**EXERCISE MATERIAL**
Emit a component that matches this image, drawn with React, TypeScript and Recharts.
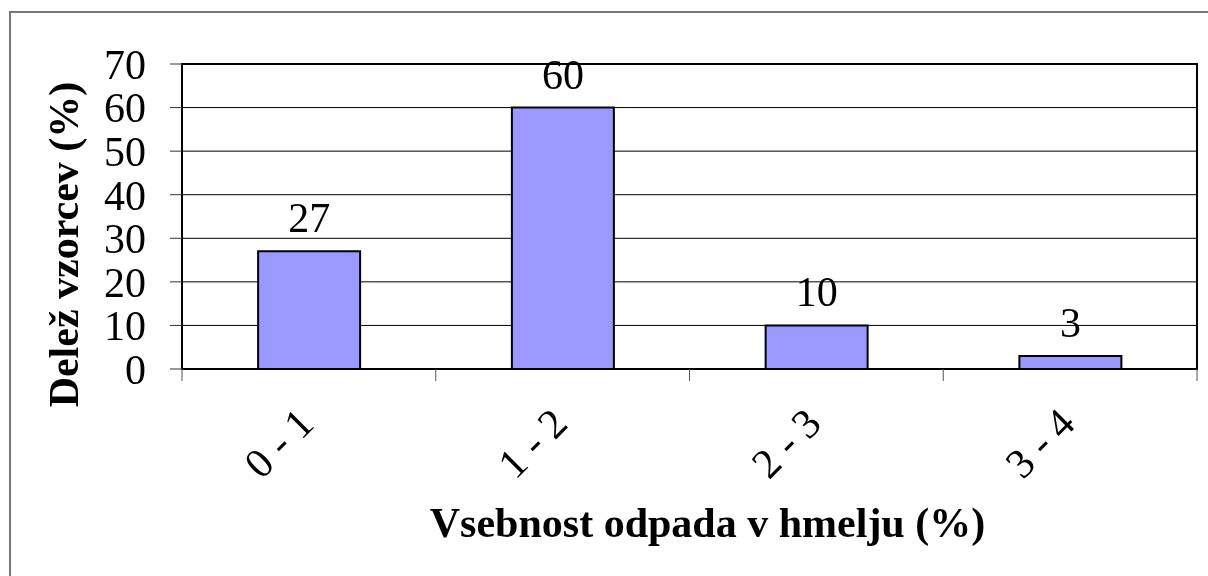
import React from 'react';
import { BarChart, Bar, XAxis, YAxis, CartesianGrid, ReferenceArea, LabelList } from 'recharts';

const categories = ['0 - 1', '1 - 2', '2 - 3', '3 - 4'];
const shares = [27, 60, 10, 3];
const yTicks = [0, 10, 20, 30, 40, 50, 60, 70];
const xTitle = 'Vsebnost odpada v hmelju (%)';
const yTitle = 'Delež vzorcev (%)';

const data = categories.map((c, i) => ({ cat: c, value: shares[i] }));

const FONT = '"Liberation Serif", "Times New Roman", serif';

const CatTick = (props: any) => {
  const { x, y, payload, index, width, visibleTicksCount } = props;
  const n = visibleTicksCount || categories.length;
  const bw = width / n;
  const isLast = index === n - 1;
  return (
    <g>
      <line x1={x - bw / 2} x2={x - bw / 2} y1={y} y2={y + 12} stroke="#555" strokeWidth={1} />
      {isLast && <line x1={x + bw / 2} x2={x + bw / 2} y1={y} y2={y + 12} stroke="#555" strokeWidth={1} />}
      <g transform={`translate(${x + 7},${y + 57})`}>
        <text transform="rotate(-45)" textAnchor="end" fontFamily={FONT} fontSize={42} fill="#000">
          {payload.value}
        </text>
      </g>
    </g>
  );
};

const XTitle = (props: any) => {
  const vb = props.viewBox || {};
  return (
    <text x={vb.x + vb.width / 2 + 18} y={vb.y + vb.height - 39} textAnchor="middle" fontFamily={FONT} fontWeight="bold" fontSize={42} fill="#000">
      {xTitle}
    </text>
  );
};

const YTitle = (props: any) => {
  const vb = props.viewBox || {};
  const cx = 70;
  const cy = vb.y + vb.height / 2 + 28;
  return (
    <text x={cx} y={cy} transform={`rotate(-90, ${cx}, ${cy})`} textAnchor="middle" fontFamily={FONT} fontWeight="bold" fontSize={42} fill="#000">
      {yTitle}
    </text>
  );
};

export default function App() {
  return (
    <div style={{ position: 'relative', width: 1200, height: 568 }}>
      <div style={{ position: 'fixed', left: 9, top: 11, width: 1199, height: 565, boxSizing: 'border-box', borderLeft: '2px solid #777', borderTop: '2px solid #777' }} />
      <div style={{ position: 'relative' }}>
        <BarChart width={1200} height={568} data={data} margin={{ top: 56, right: 11, left: 0, bottom: 0 }} barCategoryGap="30%">
          <CartesianGrid vertical={false} stroke="#000" strokeWidth={1} />
          <XAxis
            dataKey="cat"
            type="category"
            tick={<CatTick />}
            tickLine={false}
            axisLine={{ stroke: '#000', strokeWidth: 2 }}
            tickSize={0}
            tickMargin={0}
            height={207}
            interval={0}
            label={<XTitle />}
          />
          <YAxis
            domain={[0, 70]}
            ticks={yTicks}
            interval={0}
            width={174}
            tickSize={12}
            tickMargin={24}
            tickLine={{ stroke: '#333', strokeWidth: 1 }}
            axisLine={{ stroke: '#000', strokeWidth: 2 }}
            tick={{ fontFamily: FONT, fontSize: 42, fill: '#000' }}
            allowDataOverflow
            label={<YTitle />}
          />
          <ReferenceArea y1={0} y2={70} fill="none" fillOpacity={0} stroke="#000" strokeWidth={2} ifOverflow="visible" />
          <Bar dataKey="value" fill="#9999FF" stroke="#000" strokeWidth={2} isAnimationActive={false}>
            <LabelList dataKey="value" position="top" offset={19} fontFamily={FONT} fontSize={42} fill="#000" />
          </Bar>
        </BarChart>
      </div>
    </div>
  );
}
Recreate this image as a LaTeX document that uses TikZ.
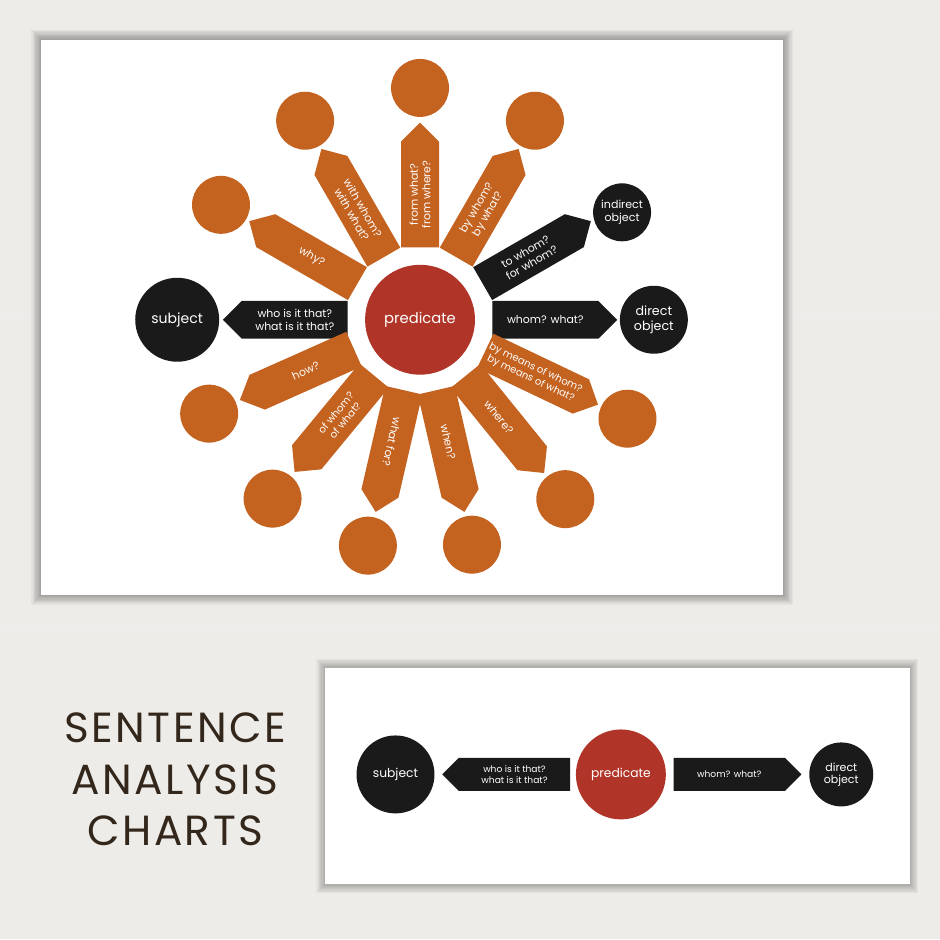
\documentclass[tikz,border=0pt]{standalone}
\usepackage{fontspec}
\setmainfont{Poppins}
\newfontfamily\titlefont[LetterSpace=6]{Poppins}
\usetikzlibrary{shapes.symbols,positioning}
\definecolor{rust}{HTML}{C46220}
\definecolor{brick}{HTML}{B03528}
\definecolor{ink}{HTML}{1A1A1A}
\definecolor{wood}{HTML}{EDECE9}
\definecolor{cocoa}{HTML}{33261B}
\tikzstyle{dot}=[circle,fill=rust,inner sep=0pt,minimum size=1.16cm]
\tikzstyle{pred}=[dot,fill=brick,text=white,minimum size=2.2cm,
  font=\fontsize{8.4}{10}\selectfont]
\tikzstyle{role}=[dot,fill=ink,text=white,align=center]
\tikzstyle{bar}=[signal,signal pointer angle=90,fill=rust,text=white,
  inner sep=0pt,minimum width=2.5cm,minimum height=.76cm,align=center,
  font=\fontsize{6.2}{7.2}\selectfont]
\tikzstyle{bar2}=[bar,fill=ink]
\tikzstyle{sbar}=[bar2,minimum width=2.56cm,minimum height=.66cm,
  font=\fontsize{5.2}{6}\selectfont]
\tikzstyle{fwd}=[signal to=east,anchor=west]
\tikzstyle{bwd}=[signal to=west,anchor=east]

\begin{document}
\begin{tikzpicture}[node distance=.14cm]
  \fill[wood] (-8.4,6.4) rectangle (10.4,-12.4);
  \draw[black!7] (-8.4,0) -- (10.4,0) (-8.4,-6.16) -- (10.4,-6.16);

  \foreach \s in {1,...,8}
    \fill[black,opacity=.045] ({-7.58-.025*\s},{5.6+.025*\s})
      rectangle ({7.26+.025*\s},{-5.5-.025*\s});
  \fill[white] (-7.58,5.6) rectangle (7.26,-5.5);

  \foreach \s in {1,...,7}
    \fill[black,opacity=.04] ({-1.9-.025*\s},{-6.96+.025*\s})
      rectangle ({9.8+.025*\s},{-11.3-.025*\s});
  \fill[white] (-1.9,-6.96) rectangle (9.8,-11.3);

  \node[pred] (p) at (0,0) {predicate};

  \node[bar2, fwd] (b0) at (0:1.44) {whom? what?};
  \node[bar2, fwd, rotate=30] (b30) at (30:1.44) {to whom?\\for whom?};
  \node[bar, fwd, rotate=60] (b60) at (60:1.44) {by whom?\\by what?};
  \node[bar, fwd, rotate=90] (b90) at (90:1.44) {from what?\\from where?};
  \node[bar, bwd, rotate=-60] (b120) at (120:1.44) {with whom?\\with what?};
  \node[bar, bwd, rotate=-30] (b150) at (150:1.44) {why?};
  \node[bar2, bwd] (b180) at (180:1.44) {who is it that?\\what is it that?};
  \node[bar, bwd, rotate=24] (b204) at (-156:1.44) {how?};
  \node[bar, bwd, rotate=50.5, font=\fontsize{5.8}{6.8}\selectfont]
    (b230) at (-129.5:1.44) {of whom?\\of what?};
  \node[bar, fwd, rotate=-103] (b257) at (-103:1.44) {what for?};
  \node[bar, fwd, rotate=-77] (b283) at (-77:1.44) {when?};
  \node[bar, fwd, rotate=-51] (b309) at (-51:1.44) {where?};
  \node[bar, fwd, rotate=-25.5, font=\fontsize{5.7}{6.6}\selectfont]
    (b334) at (-25.5:1.44) {by means of whom?\\by means of what?};

  \node[role, minimum size=1.68cm, font=\fontsize{8}{9}\selectfont]
    (subj) at (180:4.86) {subject};
  \node[role, minimum size=1.36cm, font=\fontsize{7.2}{9}\selectfont]
    (dobj) at (0:4.68) {direct\\object};
  \node[role, font=\fontsize{6.3}{7.5}\selectfont]
    (iobj) at (28:4.58) {indirect\\object};
  \node[dot] (c60) at (60:4.6) {};
  \node[dot] (c90) at (90:4.64) {};
  \node[dot] (c120) at (120:4.6) {};
  \node[dot] (c150) at (150:4.6) {};
  \node[dot] (c204) at (-156:4.62) {};
  \node[dot] (c230) at (-129.5:4.64) {};
  \node[dot] (c257) at (-103:4.64) {};
  \node[dot] (c283) at (-77:4.62) {};
  \node[dot] (c309) at (-51:4.62) {};
  \node[dot] (c334) at (-25.5:4.6) {};

  \node[text=cocoa, align=center, font=\titlefont\fontsize{24}{29.5}\selectfont]
    (title) at (-4.9,-9.2) {SENTENCE\\ANALYSIS\\CHARTS};

  \node[pred, minimum size=1.8cm, font=\fontsize{7}{8}\selectfont]
    (p2) at (4.02,-9.1) {predicate};
  \node[sbar, bwd, left=.1cm of p2] (l2) {who is it that?\\what is it that?};
  \node[role, minimum size=1.56cm, font=\fontsize{7}{8}\selectfont,
    left=of l2] (s2) {subject};
  \node[sbar, fwd, right=of p2] (r2) {whom? what?};
  \node[role, minimum size=1.28cm, font=\fontsize{6.3}{7}\selectfont,
    right=of r2] (d2) {direct\\object};
\end{tikzpicture}
\end{document}
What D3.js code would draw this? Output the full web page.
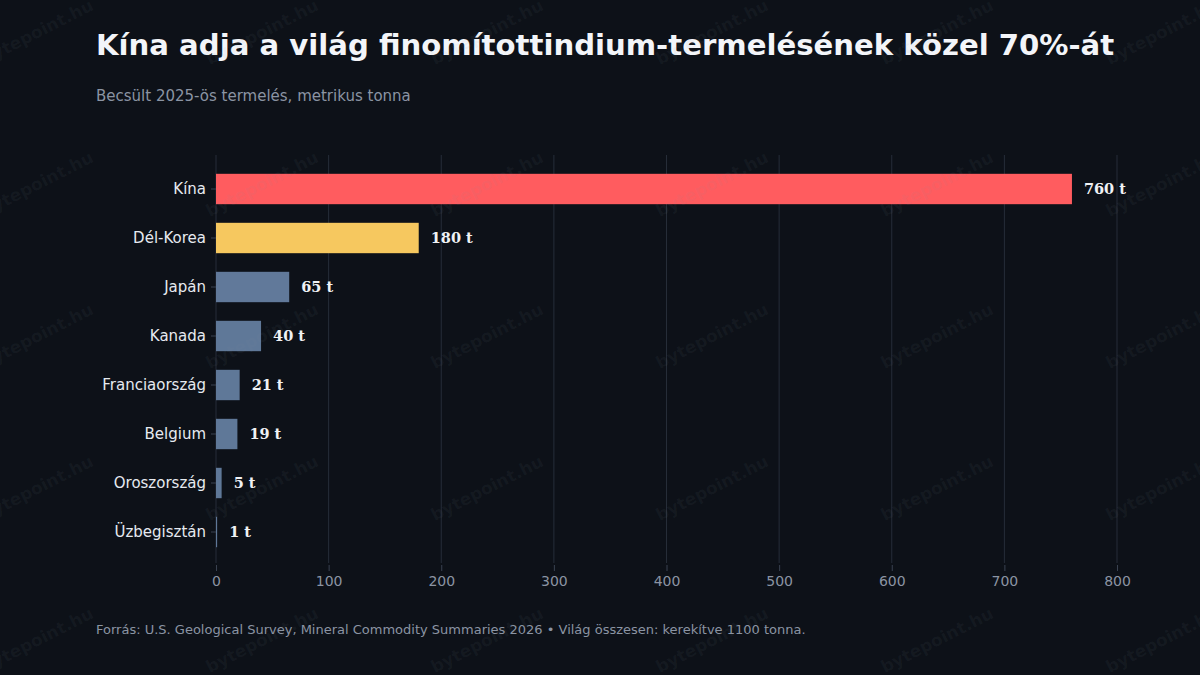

**SET EXERCISE**
Copy, word for word, the entries above from the first line to the line that holds "CartesianGrid, ReferenceArea, LabelList". Drop the pictures.

**EXPECTED ANSWER**
Emit a component that matches this image, drawn with React, TypeScript and Recharts.
import React from 'react';
import { BarChart, Bar, XAxis, YAxis, CartesianGrid, ReferenceArea, LabelList } from 'recharts';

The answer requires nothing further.